Overall Conclusion and Rationale
The court ultimately ruled in favor of the plaintiffs, affirming their right to treat profits from real estate sales as capital gains and determining that the security deposit was not taxable income until a default occurred. It concluded that the plaintiffs did not engage in the business of buying and selling real estate as defined by the Internal Revenue Code. The absence of substantial marketing efforts, development activities, and the focus on familial and employee sales led the court to view Harcum's actions as consistent with investment rather than business operations. The court’s decision highlighted the importance of analyzing the intent and actions of taxpayers in similar cases, reinforcing the notion that passive liquidations of investments do not constitute business activities. As a result, the court's reasoning reflected a careful application of tax law principles to the facts of the case, ensuring that the plaintiffs were not unfairly subjected to taxes on their capital gains or the security deposit received.
Significance of the Decision
This decision underscored the necessity for clarity in distinguishing between capital gains and ordinary income within the context of real estate transactions.
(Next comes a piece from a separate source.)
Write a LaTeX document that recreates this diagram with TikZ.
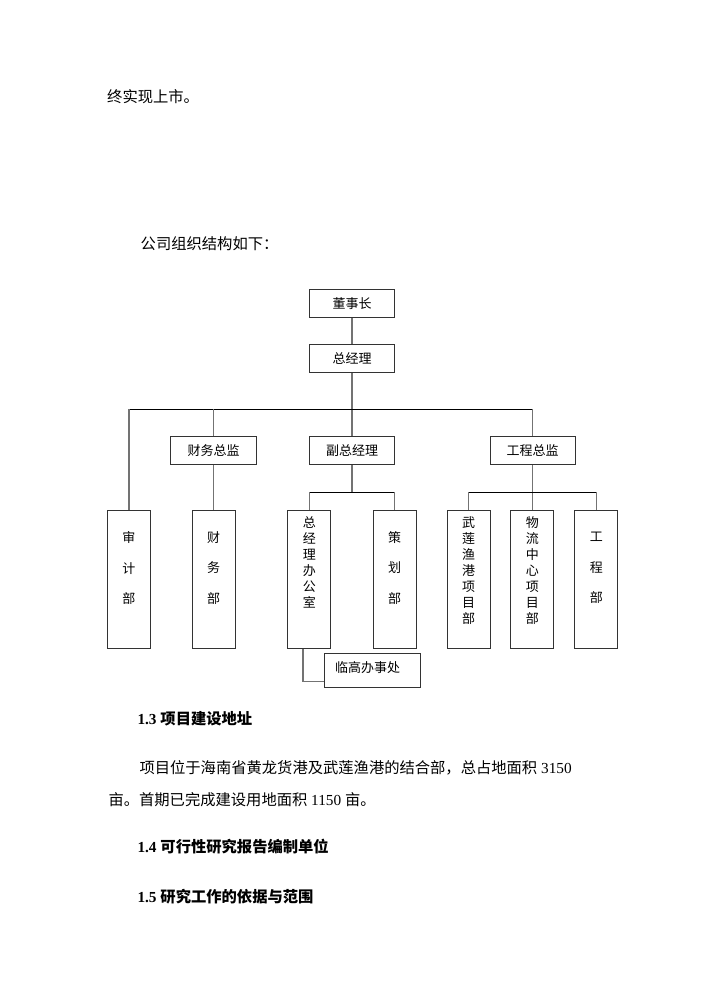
\documentclass[tikz,border=0pt]{standalone}
\usepackage{fontspec}
\setmainfont{Liberation Serif}
\newfontfamily\cjk{Noto Sans CJK SC}
\begin{document}
\begin{tikzpicture}[x=1pt,y=-1pt,
  box/.style={draw=black!80,line width=1pt,fill=white,inner sep=0pt,
    font=\cjk\fontsize{13}{16}\selectfont},
  hbox/.style={box,minimum width=85.4pt,minimum height=27.5pt},
  vbox/.style={box,minimum width=43pt,minimum height=138.3pt},
  vtext/.style={inner sep=0pt,align=center,font=\cjk\fontsize{13}{16}\selectfont},
  vtextw/.style={inner sep=0pt,align=center,font=\cjk\fontsize{13}{30.3}\selectfont},
  vline/.style={draw=black!55,line width=1.5pt},
  hline/.style={draw=black,line width=1pt},
  body/.style={inner sep=0pt,anchor=west,font=\fontsize{15.3}{18}\selectfont},
  head/.style={inner sep=0pt,anchor=west,font=\bfseries\fontsize{15.3}{18}\selectfont}]
\useasboundingbox (0,0) rectangle (703,994);
\fill[white] (0,0) rectangle (703,994);

% body text
\node[body] (t1) at (107,96.7) {\cjk 终实现上市。};
\node[body] (t2) at (140.5,243.3) {\cjk 公司组织结构如下：};
\node[head] (h13) at (137.3,719) {1.3 {\cjk 项目建设地址}};
\node[body] (p1) at (139.3,768.3) {{\cjk 项目位于海南省黄龙货港及武莲渔港的结合部，总占地面积} 3150};
\node[body] (p2) at (108.3,799.3) {{\cjk 亩。首期已完成建设用地面积} 1150 {\cjk 亩。}};
\node[head] (h14) at (137.3,846.7) {1.4 {\cjk 可行性研究报告编制单位}};
\node[head] (h15) at (137.3,896.7) {1.5 {\cjk 研究工作的依据与范围}};

% coordinates for bars
\coordinate (bar1) at (352,409);
\coordinate (bar2) at (352,492.3);
\coordinate (bar3) at (532.7,492.3);

% connectors (drawn first, boxes on top)
\draw[vline] (352,317) -- (352,437);
\draw[hline] (129,409) -- (532.7,409);
\draw[vline] (128.8,409) -- (128.8,511);
\draw[vline] (213.5,409) -- (213.5,437);
\draw[vline] (532.7,409) -- (532.7,437);
\draw[vline] (213.5,464) -- (213.5,511);
\draw[vline] (352,464) -- (bar2);
\draw[hline] (309.3,492.3) -- (394.5,492.3);
\draw[vline] (309.3,492.3) -- (309.3,511);
\draw[vline] (394.5,492.3) -- (394.5,511);
\draw[vline] (532.7,464) -- (532.7,511);
\draw[hline] (468.7,492.3) -- (596.5,492.3);
\draw[vline] (468.7,492.3) -- (468.7,511);
\draw[vline] (596.5,492.3) -- (596.5,511);

% boxes
\node[hbox] (dsz) at (352,303.3) {董事长};
\node[hbox] (zjl) at (352,358.7) {总经理};
\node[hbox] (cwzj) at (213.5,450.3) {财务总监};
\node[hbox] (fzjl) at (352,450.3) {副总经理};
\node[hbox] (gczj) at (532.7,450.3) {工程总监};

\node[vbox] (sjb) at (128.8,579.8) {};
\node[vbox] (cwb) at (213.5,579.8) {};
\node[vbox] (bgs) at (309.3,579.8) {};
\node[vbox] (chb) at (394.5,579.8) {};
\node[vbox] (wlyg) at (468.7,579.8) {};
\node[vbox] (wlzx) at (532.3,579.8) {};
\node[vbox] (gcb) at (596.4,579.8) {};

\node[vtextw] (sjbt) at (128.8,568) {审\\计\\部};
\node[vtextw] (cwbt) at (213.5,568) {财\\务\\部};
\node[vtext] (bgst) at (309.3,562.5) {总\\经\\理\\办\\公\\室};
\node[vtextw] (chbt) at (394.5,568) {策\\划\\部};
\node[vtext] (wlygt) at (468.7,570.5) {武\\莲\\渔\\港\\项\\目\\部};
\node[vtext] (wlzxt) at (532.3,570.5) {物\\流\\中\\心\\项\\目\\部};
\node[vtextw] (gcbt) at (596.4,568) {工\\程\\部};

\node[box,minimum width=95.7pt,minimum height=34.4pt] (lg) at (372.2,670.5) {};
\node[vtext] (lgt) at (367.7,667.7) {临高办事处};

\draw[vline] ([xshift=-6.3pt]bgs.south) |- ([yshift=-11.2pt]lg.west);
\end{tikzpicture}
\end{document}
It reinforced the principle that taxpayers could liquidate their investments without automatically being classified as engaged in a business activity, provided their actions were passive and lacked the characteristics of a trade or business. The court's reliance on previous case law established a framework for future cases involving similar issues, ensuring that taxpayers' intent and the nature of their activities would guide determinations of tax liability. Additionally, the ruling clarified the treatment of security deposits in lease agreements, emphasizing that tax obligations are not triggered until specific conditions, such as tenant default, are met. This case contributed to the evolving understanding of tax implications in real estate and investment contexts, ensuring that taxpayers were afforded fair treatment under the law when their actions did not fit the traditional business model.